▶ [Work required]
Transcribe the material word for word, but without the images.

▶ [Dataset records]
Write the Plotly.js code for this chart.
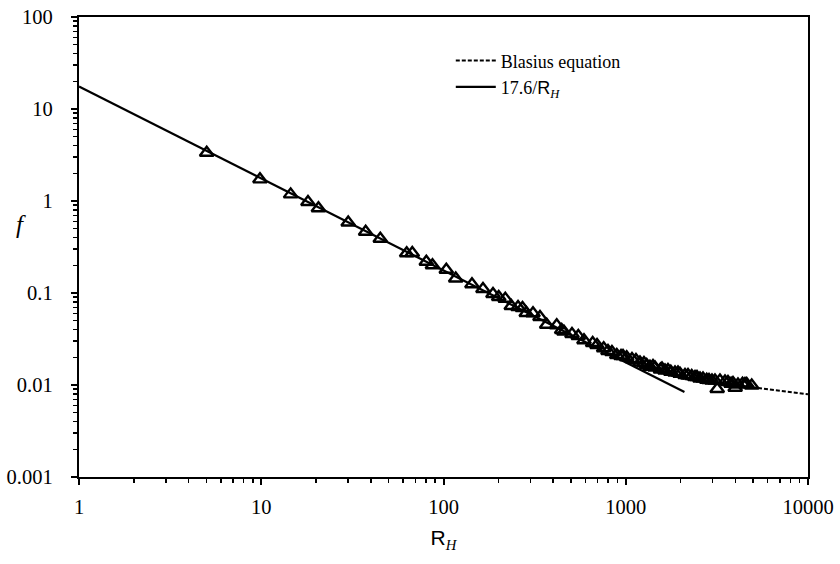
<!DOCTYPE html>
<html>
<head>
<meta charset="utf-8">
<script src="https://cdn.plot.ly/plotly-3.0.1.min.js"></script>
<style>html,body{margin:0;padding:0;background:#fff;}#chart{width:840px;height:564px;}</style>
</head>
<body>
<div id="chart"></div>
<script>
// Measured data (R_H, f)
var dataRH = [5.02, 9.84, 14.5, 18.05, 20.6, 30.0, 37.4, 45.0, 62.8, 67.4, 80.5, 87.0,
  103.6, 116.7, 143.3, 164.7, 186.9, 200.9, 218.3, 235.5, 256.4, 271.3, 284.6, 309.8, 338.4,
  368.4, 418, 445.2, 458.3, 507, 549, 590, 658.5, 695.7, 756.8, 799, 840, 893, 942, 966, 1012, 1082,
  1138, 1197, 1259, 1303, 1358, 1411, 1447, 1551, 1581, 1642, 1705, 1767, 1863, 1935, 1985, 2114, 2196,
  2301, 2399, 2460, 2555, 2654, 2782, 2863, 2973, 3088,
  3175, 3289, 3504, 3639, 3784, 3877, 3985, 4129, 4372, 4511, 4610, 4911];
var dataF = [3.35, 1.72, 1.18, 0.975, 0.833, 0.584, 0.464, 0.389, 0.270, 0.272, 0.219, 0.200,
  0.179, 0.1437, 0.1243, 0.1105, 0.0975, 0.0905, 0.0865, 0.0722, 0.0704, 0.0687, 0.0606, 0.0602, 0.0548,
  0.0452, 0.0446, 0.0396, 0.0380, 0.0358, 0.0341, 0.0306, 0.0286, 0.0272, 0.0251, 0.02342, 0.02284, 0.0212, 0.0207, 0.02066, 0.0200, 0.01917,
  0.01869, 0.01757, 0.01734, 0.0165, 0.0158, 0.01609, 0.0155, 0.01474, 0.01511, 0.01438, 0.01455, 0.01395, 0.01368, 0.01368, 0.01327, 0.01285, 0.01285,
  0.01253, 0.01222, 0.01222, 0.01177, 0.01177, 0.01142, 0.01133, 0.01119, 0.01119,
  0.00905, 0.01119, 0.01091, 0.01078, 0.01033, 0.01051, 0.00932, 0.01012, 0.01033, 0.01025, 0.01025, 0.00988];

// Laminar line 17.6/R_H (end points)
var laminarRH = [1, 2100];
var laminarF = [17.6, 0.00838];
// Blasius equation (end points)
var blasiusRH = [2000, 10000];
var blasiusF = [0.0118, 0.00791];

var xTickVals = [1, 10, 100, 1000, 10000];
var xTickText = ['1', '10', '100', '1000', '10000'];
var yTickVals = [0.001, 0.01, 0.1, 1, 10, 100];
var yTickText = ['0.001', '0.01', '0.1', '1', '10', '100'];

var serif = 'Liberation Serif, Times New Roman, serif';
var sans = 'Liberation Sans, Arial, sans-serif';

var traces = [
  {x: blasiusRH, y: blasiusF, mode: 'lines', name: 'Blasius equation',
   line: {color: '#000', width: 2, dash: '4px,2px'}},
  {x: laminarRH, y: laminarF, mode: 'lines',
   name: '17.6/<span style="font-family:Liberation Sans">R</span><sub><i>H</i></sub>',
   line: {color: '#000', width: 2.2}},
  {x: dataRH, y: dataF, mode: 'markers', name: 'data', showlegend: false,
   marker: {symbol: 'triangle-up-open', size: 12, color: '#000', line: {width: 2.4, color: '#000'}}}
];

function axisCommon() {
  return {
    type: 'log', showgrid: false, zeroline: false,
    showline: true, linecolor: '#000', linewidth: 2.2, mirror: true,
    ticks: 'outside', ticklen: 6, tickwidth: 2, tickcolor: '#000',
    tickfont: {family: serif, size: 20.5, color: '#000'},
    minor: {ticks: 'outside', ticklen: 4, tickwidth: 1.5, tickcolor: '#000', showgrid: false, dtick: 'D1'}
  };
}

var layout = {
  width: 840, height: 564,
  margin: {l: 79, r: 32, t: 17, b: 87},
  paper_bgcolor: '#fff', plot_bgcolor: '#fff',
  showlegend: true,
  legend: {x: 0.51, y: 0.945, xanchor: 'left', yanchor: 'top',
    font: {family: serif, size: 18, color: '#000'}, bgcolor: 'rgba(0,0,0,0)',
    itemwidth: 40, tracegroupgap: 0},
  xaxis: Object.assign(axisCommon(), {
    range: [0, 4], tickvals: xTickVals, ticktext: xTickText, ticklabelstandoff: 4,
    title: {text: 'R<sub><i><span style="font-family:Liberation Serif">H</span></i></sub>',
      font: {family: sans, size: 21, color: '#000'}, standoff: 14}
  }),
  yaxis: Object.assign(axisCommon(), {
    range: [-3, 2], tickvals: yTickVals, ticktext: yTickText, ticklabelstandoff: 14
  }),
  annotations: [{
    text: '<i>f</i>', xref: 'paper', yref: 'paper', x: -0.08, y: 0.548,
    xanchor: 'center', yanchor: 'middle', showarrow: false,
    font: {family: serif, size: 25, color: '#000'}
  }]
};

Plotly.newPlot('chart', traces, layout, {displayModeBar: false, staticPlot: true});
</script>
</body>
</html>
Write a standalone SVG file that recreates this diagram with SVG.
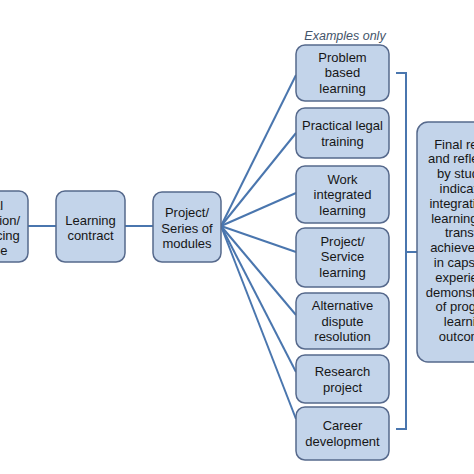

▶ [Written answer]
Write the Plotly.js code for this chart.
<!DOCTYPE html>
<html>
<head>
<meta charset="utf-8">
<script src="https://cdn.plot.ly/plotly-3.0.1.min.js"></script>
<style>html,body{margin:0;padding:0;background:#fff;}#chart{width:840px;height:564px;}</style>
</head>
<body>
<div id="chart"></div>
<script>
// Measured data (R_H, f)
var dataRH = [5.02, 9.84, 14.5, 18.05, 20.6, 30.0, 37.4, 45.0, 62.8, 67.4, 80.5, 87.0,
  103.6, 116.7, 143.3, 164.7, 186.9, 200.9, 218.3, 235.5, 256.4, 271.3, 284.6, 309.8, 338.4,
  368.4, 418, 445.2, 458.3, 507, 549, 590, 658.5, 695.7, 756.8, 799, 840, 893, 942, 966, 1012, 1082,
  1138, 1197, 1259, 1303, 1358, 1411, 1447, 1551, 1581, 1642, 1705, 1767, 1863, 1935, 1985, 2114, 2196,
  2301, 2399, 2460, 2555, 2654, 2782, 2863, 2973, 3088,
  3175, 3289, 3504, 3639, 3784, 3877, 3985, 4129, 4372, 4511, 4610, 4911];
var dataF = [3.35, 1.72, 1.18, 0.975, 0.833, 0.584, 0.464, 0.389, 0.270, 0.272, 0.219, 0.200,
  0.179, 0.1437, 0.1243, 0.1105, 0.0975, 0.0905, 0.0865, 0.0722, 0.0704, 0.0687, 0.0606, 0.0602, 0.0548,
  0.0452, 0.0446, 0.0396, 0.0380, 0.0358, 0.0341, 0.0306, 0.0286, 0.0272, 0.0251, 0.02342, 0.02284, 0.0212, 0.0207, 0.02066, 0.0200, 0.01917,
  0.01869, 0.01757, 0.01734, 0.0165, 0.0158, 0.01609, 0.0155, 0.01474, 0.01511, 0.01438, 0.01455, 0.01395, 0.01368, 0.01368, 0.01327, 0.01285, 0.01285,
  0.01253, 0.01222, 0.01222, 0.01177, 0.01177, 0.01142, 0.01133, 0.01119, 0.01119,
  0.00905, 0.01119, 0.01091, 0.01078, 0.01033, 0.01051, 0.00932, 0.01012, 0.01033, 0.01025, 0.01025, 0.00988];

// Laminar line 17.6/R_H (end points)
var laminarRH = [1, 2100];
var laminarF = [17.6, 0.00838];
// Blasius equation (end points)
var blasiusRH = [2000, 10000];
var blasiusF = [0.0118, 0.00791];

var xTickVals = [1, 10, 100, 1000, 10000];
var xTickText = ['1', '10', '100', '1000', '10000'];
var yTickVals = [0.001, 0.01, 0.1, 1, 10, 100];
var yTickText = ['0.001', '0.01', '0.1', '1', '10', '100'];

var serif = 'Liberation Serif, Times New Roman, serif';
var sans = 'Liberation Sans, Arial, sans-serif';

var traces = [
  {x: blasiusRH, y: blasiusF, mode: 'lines', name: 'Blasius equation',
   line: {color: '#000', width: 2, dash: '4px,2px'}},
  {x: laminarRH, y: laminarF, mode: 'lines',
   name: '17.6/<span style="font-family:Liberation Sans">R</span><sub><i>H</i></sub>',
   line: {color: '#000', width: 2.2}},
  {x: dataRH, y: dataF, mode: 'markers', name: 'data', showlegend: false,
   marker: {symbol: 'triangle-up-open', size: 12, color: '#000', line: {width: 2.4, color: '#000'}}}
];

function axisCommon() {
  return {
    type: 'log', showgrid: false, zeroline: false,
    showline: true, linecolor: '#000', linewidth: 2.2, mirror: true,
    ticks: 'outside', ticklen: 6, tickwidth: 2, tickcolor: '#000',
    tickfont: {family: serif, size: 20.5, color: '#000'},
    minor: {ticks: 'outside', ticklen: 4, tickwidth: 1.5, tickcolor: '#000', showgrid: false, dtick: 'D1'}
  };
}

var layout = {
  width: 840, height: 564,
  margin: {l: 79, r: 32, t: 17, b: 87},
  paper_bgcolor: '#fff', plot_bgcolor: '#fff',
  showlegend: true,
  legend: {x: 0.51, y: 0.945, xanchor: 'left', yanchor: 'top',
    font: {family: serif, size: 18, color: '#000'}, bgcolor: 'rgba(0,0,0,0)',
    itemwidth: 40, tracegroupgap: 0},
  xaxis: Object.assign(axisCommon(), {
    range: [0, 4], tickvals: xTickVals, ticktext: xTickText, ticklabelstandoff: 4,
    title: {text: 'R<sub><i><span style="font-family:Liberation Serif">H</span></i></sub>',
      font: {family: sans, size: 21, color: '#000'}, standoff: 14}
  }),
  yaxis: Object.assign(axisCommon(), {
    range: [-3, 2], tickvals: yTickVals, ticktext: yTickText, ticklabelstandoff: 14
  }),
  annotations: [{
    text: '<i>f</i>', xref: 'paper', yref: 'paper', x: -0.08, y: 0.548,
    xanchor: 'center', yanchor: 'middle', showarrow: false,
    font: {family: serif, size: 25, color: '#000'}
  }]
};

Plotly.newPlot('chart', traces, layout, {displayModeBar: false, staticPlot: true});
</script>
</body>
</html>
Write a standalone SVG file that recreates this diagram with SVG.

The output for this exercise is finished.